### [AIM]
Copy exactly the lines that run from the top of the listing to the line containing "(0,430) rectangle (638,478);", both ends included, and omit the pictures.

══ ENTRIES ══

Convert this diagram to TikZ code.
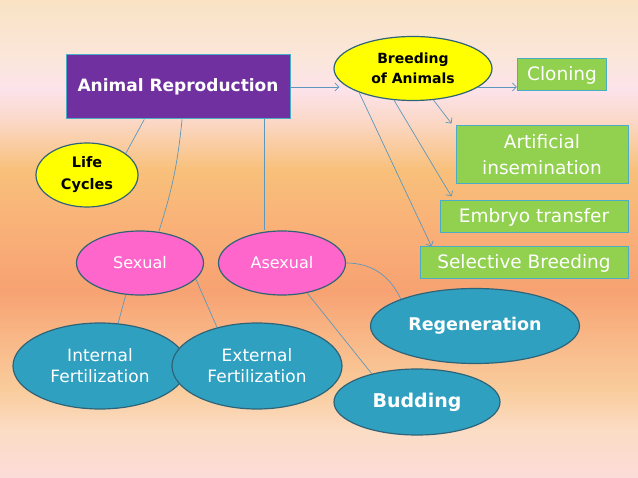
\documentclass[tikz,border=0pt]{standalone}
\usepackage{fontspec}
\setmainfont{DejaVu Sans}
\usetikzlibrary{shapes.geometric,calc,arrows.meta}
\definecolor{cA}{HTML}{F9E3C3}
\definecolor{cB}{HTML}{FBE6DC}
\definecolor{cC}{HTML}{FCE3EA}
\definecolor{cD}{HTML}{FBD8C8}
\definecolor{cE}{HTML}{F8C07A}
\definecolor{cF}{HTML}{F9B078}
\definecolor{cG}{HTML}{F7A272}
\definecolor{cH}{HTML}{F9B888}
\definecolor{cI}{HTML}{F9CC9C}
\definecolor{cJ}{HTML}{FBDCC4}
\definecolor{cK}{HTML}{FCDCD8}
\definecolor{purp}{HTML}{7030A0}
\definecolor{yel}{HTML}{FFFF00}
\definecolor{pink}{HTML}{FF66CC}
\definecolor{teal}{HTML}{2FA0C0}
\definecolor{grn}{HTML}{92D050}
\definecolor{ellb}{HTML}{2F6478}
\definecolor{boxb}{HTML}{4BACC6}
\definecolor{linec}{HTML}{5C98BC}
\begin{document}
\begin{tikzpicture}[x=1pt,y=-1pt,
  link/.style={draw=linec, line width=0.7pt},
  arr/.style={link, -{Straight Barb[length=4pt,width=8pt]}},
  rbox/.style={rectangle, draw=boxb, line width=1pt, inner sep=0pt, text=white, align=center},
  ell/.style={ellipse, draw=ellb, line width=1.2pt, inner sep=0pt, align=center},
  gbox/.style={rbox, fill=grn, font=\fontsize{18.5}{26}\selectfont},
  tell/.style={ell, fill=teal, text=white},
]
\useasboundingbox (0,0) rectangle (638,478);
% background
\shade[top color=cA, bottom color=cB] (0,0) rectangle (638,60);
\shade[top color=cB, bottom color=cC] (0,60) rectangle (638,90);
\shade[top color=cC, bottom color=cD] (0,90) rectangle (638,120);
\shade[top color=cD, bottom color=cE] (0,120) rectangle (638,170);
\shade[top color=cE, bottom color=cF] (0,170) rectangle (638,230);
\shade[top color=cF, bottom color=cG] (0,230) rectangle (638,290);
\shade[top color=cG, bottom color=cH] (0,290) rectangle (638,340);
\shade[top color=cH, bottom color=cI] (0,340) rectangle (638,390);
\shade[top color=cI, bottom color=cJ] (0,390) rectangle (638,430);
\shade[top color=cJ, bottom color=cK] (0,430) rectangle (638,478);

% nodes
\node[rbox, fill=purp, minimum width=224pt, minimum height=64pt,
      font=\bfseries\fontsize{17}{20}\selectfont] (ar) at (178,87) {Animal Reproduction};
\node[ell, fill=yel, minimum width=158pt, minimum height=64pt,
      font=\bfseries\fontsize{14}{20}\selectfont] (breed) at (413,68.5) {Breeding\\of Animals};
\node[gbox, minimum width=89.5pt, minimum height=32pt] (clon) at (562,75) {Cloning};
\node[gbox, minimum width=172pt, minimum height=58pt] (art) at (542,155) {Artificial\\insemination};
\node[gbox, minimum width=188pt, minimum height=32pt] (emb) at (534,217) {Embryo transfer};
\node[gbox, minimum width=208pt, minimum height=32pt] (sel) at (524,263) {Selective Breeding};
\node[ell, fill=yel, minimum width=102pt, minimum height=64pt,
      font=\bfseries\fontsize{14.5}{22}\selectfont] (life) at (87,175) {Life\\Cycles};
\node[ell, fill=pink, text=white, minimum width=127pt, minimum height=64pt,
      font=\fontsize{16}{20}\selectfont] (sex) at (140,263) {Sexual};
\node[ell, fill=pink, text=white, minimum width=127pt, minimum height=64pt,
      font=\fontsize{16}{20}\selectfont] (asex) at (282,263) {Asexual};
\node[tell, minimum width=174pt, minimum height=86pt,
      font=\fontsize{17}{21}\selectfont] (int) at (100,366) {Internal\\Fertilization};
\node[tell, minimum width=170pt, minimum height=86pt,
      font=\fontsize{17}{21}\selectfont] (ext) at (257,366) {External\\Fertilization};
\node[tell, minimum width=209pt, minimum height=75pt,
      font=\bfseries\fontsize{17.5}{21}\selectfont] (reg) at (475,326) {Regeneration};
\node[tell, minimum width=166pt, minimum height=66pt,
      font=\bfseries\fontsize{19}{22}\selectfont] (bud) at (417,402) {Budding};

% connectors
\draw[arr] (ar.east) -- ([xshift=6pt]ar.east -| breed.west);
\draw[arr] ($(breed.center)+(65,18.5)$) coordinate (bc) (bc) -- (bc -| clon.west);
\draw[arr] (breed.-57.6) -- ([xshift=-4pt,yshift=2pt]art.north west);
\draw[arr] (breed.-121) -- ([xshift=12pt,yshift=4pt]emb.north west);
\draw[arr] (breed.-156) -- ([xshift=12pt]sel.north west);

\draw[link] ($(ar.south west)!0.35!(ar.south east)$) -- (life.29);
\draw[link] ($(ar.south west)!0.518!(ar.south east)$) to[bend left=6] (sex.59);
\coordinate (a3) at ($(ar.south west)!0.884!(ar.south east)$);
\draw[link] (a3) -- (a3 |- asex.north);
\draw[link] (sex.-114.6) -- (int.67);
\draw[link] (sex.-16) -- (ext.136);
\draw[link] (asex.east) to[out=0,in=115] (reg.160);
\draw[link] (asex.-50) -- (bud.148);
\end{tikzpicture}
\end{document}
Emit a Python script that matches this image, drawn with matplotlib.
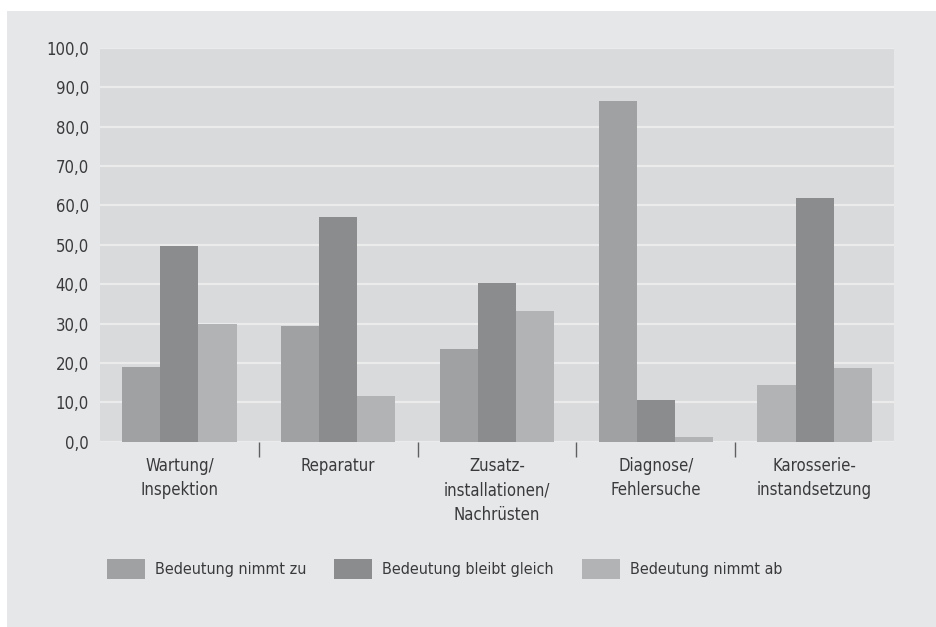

═══

### [TASK SOLUTION]
Convert this diagram to TikZ code.
\documentclass[tikz,border=0pt]{standalone}
\usepackage{fontspec}
\setmainfont{DejaVu Sans}
\usetikzlibrary{shapes.geometric,calc,arrows.meta}
\definecolor{cA}{HTML}{F9E3C3}
\definecolor{cB}{HTML}{FBE6DC}
\definecolor{cC}{HTML}{FCE3EA}
\definecolor{cD}{HTML}{FBD8C8}
\definecolor{cE}{HTML}{F8C07A}
\definecolor{cF}{HTML}{F9B078}
\definecolor{cG}{HTML}{F7A272}
\definecolor{cH}{HTML}{F9B888}
\definecolor{cI}{HTML}{F9CC9C}
\definecolor{cJ}{HTML}{FBDCC4}
\definecolor{cK}{HTML}{FCDCD8}
\definecolor{purp}{HTML}{7030A0}
\definecolor{yel}{HTML}{FFFF00}
\definecolor{pink}{HTML}{FF66CC}
\definecolor{teal}{HTML}{2FA0C0}
\definecolor{grn}{HTML}{92D050}
\definecolor{ellb}{HTML}{2F6478}
\definecolor{boxb}{HTML}{4BACC6}
\definecolor{linec}{HTML}{5C98BC}
\begin{document}
\begin{tikzpicture}[x=1pt,y=-1pt,
  link/.style={draw=linec, line width=0.7pt},
  arr/.style={link, -{Straight Barb[length=4pt,width=8pt]}},
  rbox/.style={rectangle, draw=boxb, line width=1pt, inner sep=0pt, text=white, align=center},
  ell/.style={ellipse, draw=ellb, line width=1.2pt, inner sep=0pt, align=center},
  gbox/.style={rbox, fill=grn, font=\fontsize{18.5}{26}\selectfont},
  tell/.style={ell, fill=teal, text=white},
]
\useasboundingbox (0,0) rectangle (638,478);
% background
\shade[top color=cA, bottom color=cB] (0,0) rectangle (638,60);
\shade[top color=cB, bottom color=cC] (0,60) rectangle (638,90);
\shade[top color=cC, bottom color=cD] (0,90) rectangle (638,120);
\shade[top color=cD, bottom color=cE] (0,120) rectangle (638,170);
\shade[top color=cE, bottom color=cF] (0,170) rectangle (638,230);
\shade[top color=cF, bottom color=cG] (0,230) rectangle (638,290);
\shade[top color=cG, bottom color=cH] (0,290) rectangle (638,340);
\shade[top color=cH, bottom color=cI] (0,340) rectangle (638,390);
\shade[top color=cI, bottom color=cJ] (0,390) rectangle (638,430);
\shade[top color=cJ, bottom color=cK] (0,430) rectangle (638,478);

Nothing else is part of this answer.